2. Grundlegendes Verständnis:
Pferde reagieren unmittelbar und ehrlich. Immer. Ein Pferd kann nicht ‚so tun‘, als ob es Angst hätte. Das Verhalten des Pferdes basiert auf früheren Lernerfahrungen: Was Menschen manchmal als Zeichen von Respektlosigkeit sehen, ist dem Pferd zu einem früheren Zeitpunkt beigebracht worden.
3. Grundlegendes Wissen:
Gutes Horsemanship basiert auf solidem Wissen über das Pferd als Ganzes. Die Bereiche Haltung, Fütterung und Pflege müssen genauso fortlaufend studiert werden wie die Anatomie und Biomechanik des Pferdekörpers. Nur so können wir auch verstehen, auf was wir im Training oder Reiten aus welchem Grund achten müssen!
4. Fortlaufende Weiterbildung in allen Bereichen:
Die neuesten Forschungsergebnisse über das Lernverhalten von Pferden und Kenntnisse von zeitgemäßem Training durch angewandte Lerntheorien, bringen wertvolle Erkenntnisse für Pferdeliebhaber – egal ob Amateur oder Profi. Auf diesen Gebieten wird ständig weiter geforscht und es ist unabdingbar, sich auf dem neuesten Wissenstand zu halten.
5. Zuhören lernen:
Das Pferd beobachten und mit Hilfe von guten Lehrern herausfinden, was es versucht uns mitzuteilen.
6. Gefühl entwickeln:
Dazu gehört die unaufhörliche Arbeit an uns selber. Es ist gar nicht möglich, die feinsten Anzeichen des Pferdes zu registrieren, wenn wir uns nicht voll und ganz auf das Zusammensein konzentrieren.

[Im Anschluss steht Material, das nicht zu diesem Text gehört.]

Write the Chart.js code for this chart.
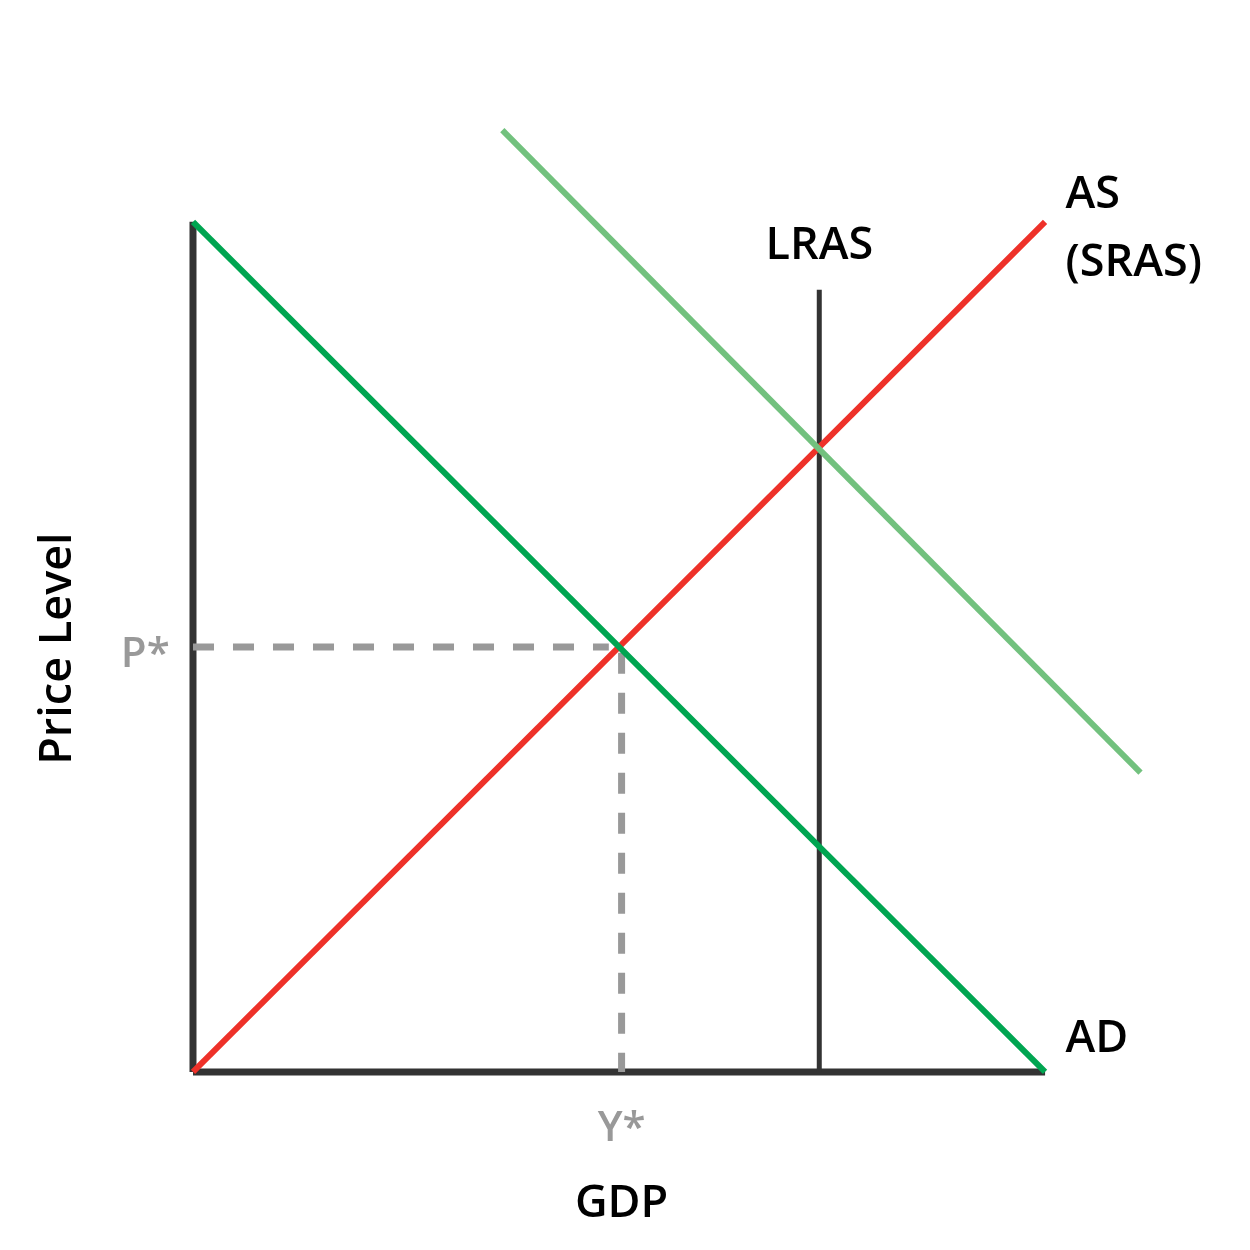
<!DOCTYPE html>
<html>
<head>
<meta charset="utf-8">
<script src="https://cdn.jsdelivr.net/npm/chart.js@4.4.0/dist/chart.umd.min.js"></script>
<style>
  html, body { margin: 0; padding: 0; background: #fff; }
  #wrap { width: 1250px; height: 1250px; position: relative; }
</style>
</head>
<body>
<div id="wrap"><canvas id="chart"></canvas></div>
<script>
// economic units: GDP and price level both run 0..100 inside the axes
const adCurve    = [{ x: 0, y: 100 }, { x: 100, y: 0 }];
const asCurve    = [{ x: 0, y: 0 }, { x: 100, y: 100 }];
const adShifted  = [{ x: 36.3, y: 110.8 }, { x: 111.2, y: 35.2 }];
const lrasLine   = [{ x: 73.5, y: 0 }, { x: 73.5, y: 92 }];
const yAxisLine  = [{ x: 0, y: 0 }, { x: 0, y: 100 }];
const xAxisLine  = [{ x: 0, y: 0 }, { x: 100, y: 0 }];
const pStarGuide = [{ x: 0, y: 50 }, { x: 48.8, y: 50 }];
const yStarGuide = [{ x: 50.3, y: 49.3 }, { x: 50.3, y: 0 }];

// scale window so that the axes sit where the picture has them
const xRange = [-22.65, 124.05];
const yRange = [-20.95, 126.1];

const FONT = "'Open Sans', Lato, sans-serif";

function line(data, color, width, dash) {
  return {
    data,
    borderColor: color,
    borderWidth: width,
    borderDash: dash || [],
    borderCapStyle: "butt",
    pointRadius: 0,
    fill: false,
    tension: 0
  };
}

// 🔹 text labels drawn in data space
const labelPlugin = {
  id: "labels",
  afterDatasetsDraw(chart) {
    const { ctx, scales: { x, y } } = chart;
    ctx.save();
    ctx.textBaseline = "alphabetic";

    ctx.fillStyle = "#000";
    ctx.font = `600 45px ${FONT}`;
    ctx.textAlign = "left";
    ctx.fillText("AS", x.getPixelForValue(102.4), y.getPixelForValue(101.6));
    ctx.fillText("(SRAS)", x.getPixelForValue(102.4), y.getPixelForValue(93.6));
    ctx.fillText("AD", x.getPixelForValue(102.4), y.getPixelForValue(2.3));
    ctx.textAlign = "center";
    ctx.fillText("LRAS", x.getPixelForValue(73.5), y.getPixelForValue(95.6));
    ctx.fillText("GDP", x.getPixelForValue(50.3), y.getPixelForValue(-17.1));

    ctx.save();
    ctx.translate(x.getPixelForValue(-14.3), y.getPixelForValue(49.8));
    ctx.rotate(-Math.PI / 2);
    ctx.fillText("Price Level", 0, 0);
    ctx.restore();

    ctx.fillStyle = "#999";
    ctx.font = `600 42px ${FONT}`;
    ctx.fillText("P*", x.getPixelForValue(-5.6), y.getPixelForValue(47.6));
    ctx.fillText("Y*", x.getPixelForValue(50.3), y.getPixelForValue(-8.1));
    ctx.restore();
  }
};

new Chart(document.getElementById("chart"), {
  type: "line",
  data: {
    datasets: [
      line(adShifted, "#72c17e", 6),
      line(adCurve, "#00a551", 6),
      line(asCurve, "#ee3129", 6),
      line(lrasLine, "#333333", 5),
      line(pStarGuide, "#999999", 7, [21, 19]),
      line(yStarGuide, "#999999", 7, [21, 19]),
      line(yAxisLine, "#333333", 7),
      line(xAxisLine, "#333333", 7)
    ]
  },
  options: {
    responsive: true,
    maintainAspectRatio: false,
    animation: false,
    layout: { padding: 0 },
    plugins: { legend: { display: false }, tooltip: { enabled: false } },
    scales: {
      x: { type: "linear", min: xRange[0], max: xRange[1], display: false },
      y: { type: "linear", min: yRange[0], max: yRange[1], display: false }
    }
  },
  plugins: [labelPlugin]
});
</script>
</body>
</html>
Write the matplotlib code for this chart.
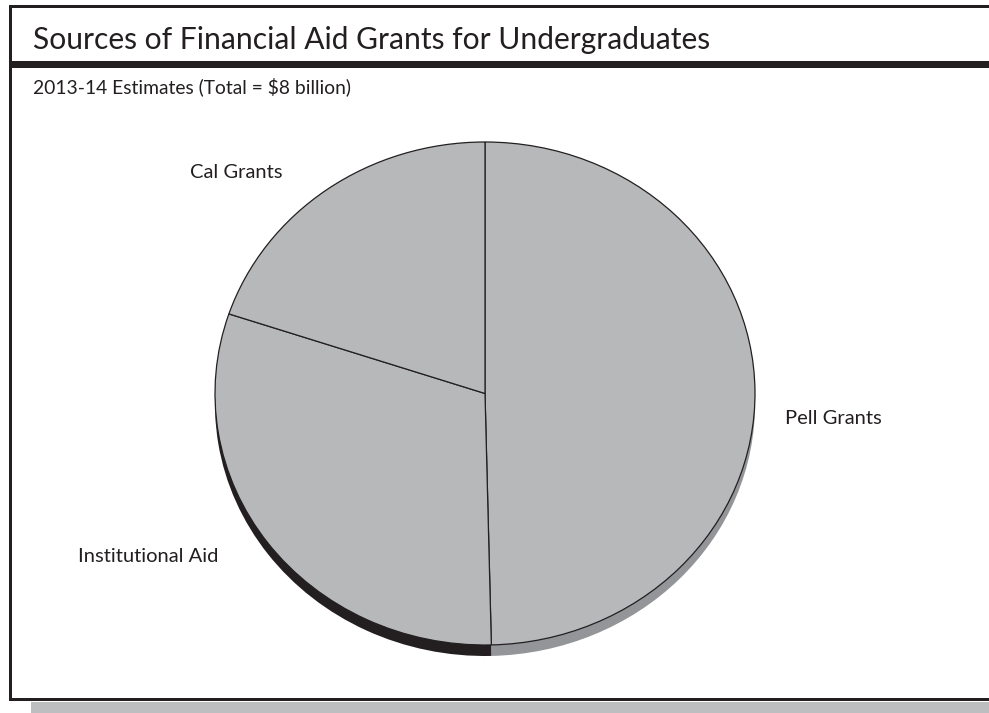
import matplotlib
matplotlib.use("Agg")
import matplotlib.pyplot as plt
from matplotlib.patches import Rectangle

# 2013-14 estimates, billions (total = $8 billion)
fontes = ["Pell Grants", "Institutional Aid", "Cal Grants"]
valores = [3.97, 2.44, 1.59]

titulo = "Sources of Financial Aid Grants for Undergraduates"
subtitulo = "2013-14 Estimates (Total = $8 billion)"

cor_face = "#b7b8ba"
cor_lado = ["#939598", "#231f20", "#231f20"]
preto = "#231f20"

plt.rcParams["font.family"] = ["Lato", "DejaVu Sans"]

W, H = 989, 713
fig = plt.figure(figsize=(W / 100, H / 100), dpi=100)

# moldura em coordenadas de pixel
bg = fig.add_axes([0, 0, 1, 1])
bg.set_xlim(0, W)
bg.set_ylim(H, 0)
bg.axis("off")
bg.add_patch(Rectangle((31, 702), W, 12, color="#bcbec0", lw=0))
bg.add_patch(Rectangle((9, 5), W, 2.5, color=preto, lw=0))
bg.add_patch(Rectangle((9, 5), 3, 696, color=preto, lw=0))
bg.add_patch(Rectangle((9, 698), W, 3, color=preto, lw=0))
bg.add_patch(Rectangle((12, 61), W, 7, color=preto, lw=0))

bg.text(33, 40, titulo, fontsize=21.6, va="center", ha="left", color=preto)
bg.text(33, 87, subtitulo, fontsize=13.9, va="center", ha="left", color=preto)

# pizza (elipse 540 x 503 px, centro em 485, 393)
cx, cy, rx, ry = 485, 393.5, 270, 251.5
ax = fig.add_axes([(cx - rx) / W, (H - cy - ry) / H, 2 * rx / W, 2 * ry / H])
prof = 11 / ry

lado, _ = ax.pie(valores, startangle=90, counterclock=False, colors=cor_lado,
                 center=(0, -prof), wedgeprops=dict(linewidth=0))
face, _ = ax.pie(valores, startangle=90, counterclock=False, colors=[cor_face] * 3,
                 wedgeprops=dict(linewidth=0.9, edgecolor=preto))
for w in lado + face:
    w.set_clip_on(False)
ax.set_aspect("auto")
ax.set_xlim(-1, 1)
ax.set_ylim(-1, 1)
ax.axis("off")

# rótulos
bg.text(785, 418, fontes[0], fontsize=14.5, ha="left", va="center", color=preto)
bg.text(218, 556, fontes[1], fontsize=14.5, ha="right", va="center", color=preto)
bg.text(282, 172, fontes[2], fontsize=14.5, ha="right", va="center", color=preto)

fig.savefig("out.png", dpi=100)
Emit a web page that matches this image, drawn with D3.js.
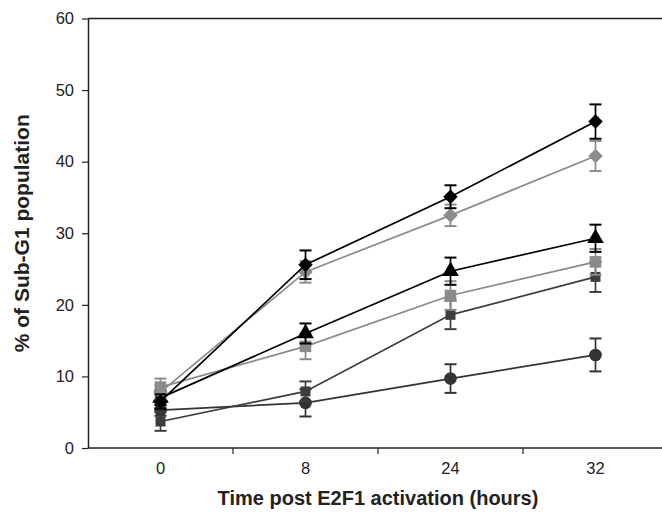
<!DOCTYPE html>
<html>
<head>
<meta charset="utf-8">
<script src="https://cdn.jsdelivr.net/npm/d3@7"></script>
<style>
 body { margin: 0; background: #fff; }
 text { font-family: "Liberation Sans", Arial, sans-serif; }
</style>
</head>
<body>
<script>
 // categories on the x axis (hours)
 const times = ["0", "8", "24", "32"];
 const yTicks = [0, 10, 20, 30, 40, 50, 60];

 // series values, with error (+/-)
 const circleVals = [5.3, 6.3, 9.7, 13.0];
 const circleErr = [0.8, 1.9, 2.0, 2.3];
 const darkSquareVals = [3.7, 7.9, 18.6, 23.9];
 const darkSquareErr = [1.3, 1.4, 2.0, 2.1];
 const graySquareVals = [8.5, 14.2, 21.3, 26.0];
 const graySquareErr = [1.2, 1.8, 2.0, 1.8];
 const triangleVals = [7.0, 16.0, 24.7, 29.3];
 const triangleErr = [1.0, 1.4, 1.9, 1.9];
 const grayDiamondVals = [7.8, 24.6, 32.5, 40.8];
 const grayDiamondErr = [1.0, 1.5, 1.5, 2.1];
 const blackDiamondVals = [6.5, 25.6, 35.1, 45.6];
 const blackDiamondErr = [1.0, 2.0, 1.6, 2.4];

 const series = [
    {vals: circleVals, err: circleErr, shape: d3.symbolCircle, size: 125, colour: "#333333"},
    {vals: darkSquareVals, err: darkSquareErr, shape: d3.symbolSquare, size: 100, colour: "#3d3d3d"},
    {vals: graySquareVals, err: graySquareErr, shape: d3.symbolSquare, size: 135, colour: "#8a8a8a"},
    {vals: triangleVals, err: triangleErr, shape: d3.symbolTriangle, size: 120, colour: "#000000"},
    {vals: grayDiamondVals, err: grayDiamondErr, shape: d3.symbolDiamond2, size: 135, colour: "#8c8c8c"},
    {vals: blackDiamondVals, err: blackDiamondErr, shape: d3.symbolDiamond2, size: 135, colour: "#000000"}
 ];

 const width = 662, height = 514;
 const margin = {top: 18.5, left: 88, bottom: 66, right: -6};
 const axisCol = "#222";

 const svg = d3.select("body").append("svg")
    .attr("width", width)
    .attr("height", height);

 const x = d3.scaleBand()
    .domain(times)
    .range([margin.left, width - margin.right]);

 const y = d3.scaleLinear()
    .domain([0, 60])
    .range([height - margin.bottom, margin.top]);

 // top border of the plot area
 svg.append("line")
    .attr("x1", margin.left).attr("x2", width)
    .attr("y1", y(60)).attr("y2", y(60))
    .attr("stroke", axisCol).attr("stroke-width", 1.5);

 const yAxis = d3.axisLeft(y)
    .tickValues(yTicks)
    .tickSize(6)
    .tickPadding(8)
    .tickSizeOuter(0);

 svg.append("g")
    .attr("transform", `translate(${margin.left},0)`)
    .call(yAxis)
    .call(g => g.select(".domain").attr("stroke", axisCol).attr("stroke-width", 1.5))
    .call(g => g.selectAll(".tick line").attr("stroke", axisCol).attr("stroke-width", 1.2))
    .call(g => g.selectAll(".tick text").attr("font-size", 16.5).attr("fill", axisCol)
       .attr("font-family", "Liberation Sans, Arial, sans-serif"));

 // x axis: labels centred in bands, tick marks on band boundaries
 const xg = svg.append("g")
    .attr("transform", `translate(0,${y(0)})`);
 xg.append("line")
    .attr("x1", margin.left).attr("x2", width)
    .attr("stroke", axisCol).attr("stroke-width", 1.5);
 xg.selectAll("line.tk")
    .data(times.slice(1))
    .enter().append("line")
    .attr("class", "tk")
    .attr("x1", d => x(d)).attr("x2", d => x(d))
    .attr("y1", 0).attr("y2", 6)
    .attr("stroke", axisCol).attr("stroke-width", 1.2);
 xg.selectAll("text")
    .data(times)
    .enter().append("text")
    .attr("x", d => x(d) + x.bandwidth() / 2)
    .attr("y", 26)
    .attr("text-anchor", "middle")
    .attr("font-size", 16.5)
    .attr("fill", axisCol)
    .text(d => d);

 const cx = i => x(times[i]) + x.bandwidth() / 2;

 series.forEach(s => {
    const g = svg.append("g");
    const line = d3.line()
       .x((d, i) => cx(i))
       .y(d => y(d));
    g.append("path")
       .attr("d", line(s.vals))
       .attr("fill", "none")
       .attr("stroke", s.colour)
       .attr("stroke-width", 1.7);

    s.vals.forEach((v, i) => {
       const hi = y(v + s.err[i]), lo = y(v - s.err[i]);
       g.append("line")
          .attr("x1", cx(i)).attr("x2", cx(i))
          .attr("y1", hi).attr("y2", lo)
          .attr("stroke", s.colour).attr("stroke-width", 1.7);
       [hi, lo].forEach(yy => {
          g.append("line")
             .attr("x1", cx(i) - 6).attr("x2", cx(i) + 6)
             .attr("y1", yy).attr("y2", yy)
             .attr("stroke", s.colour).attr("stroke-width", 2);
       });
    });

    g.selectAll("path.mk")
       .data(s.vals)
       .enter().append("path")
       .attr("class", "mk")
       .attr("d", d3.symbol().type(s.shape).size(s.size))
       .attr("transform", (d, i) => `translate(${cx(i)},${y(d)})`)
       .attr("fill", s.colour);
 });

 svg.append("text")
    .attr("transform", `translate(29,${(y(0) + y(60)) / 2}) rotate(-90)`)
    .attr("text-anchor", "middle")
    .attr("font-size", 21)
    .attr("font-weight", "bold")
    .attr("fill", axisCol)
    .text("% of Sub-G1 population");

 svg.append("text")
    .attr("x", 378)
    .attr("y", 505)
    .attr("text-anchor", "middle")
    .attr("font-size", 20)
    .attr("font-weight", "bold")
    .attr("fill", axisCol)
    .text("Time post E2F1 activation (hours)");
</script>
</body>
</html>
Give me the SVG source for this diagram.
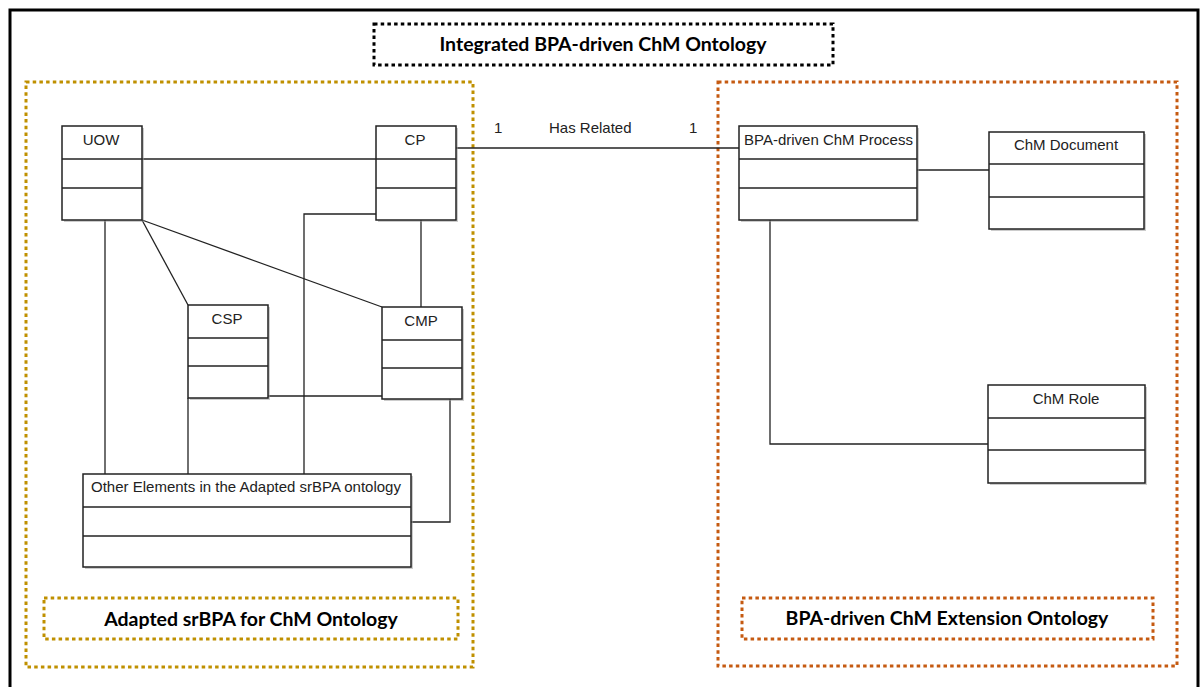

7. Einen guten Trainer finden:
Das Pferd fühlt sich wohl im Unterricht, ist aufmerksam und interessiert. Die Herausforderungen sind individuell auf das Pferd zugeschnitten und es wird kein Standardprogramm abgespult. Die Trainings-Philosophie beinhaltet zu keinem Zeitpunkt das Argument, das Pferd sei ‚respektlos‘ um eskalierenden Druck zu befürworten.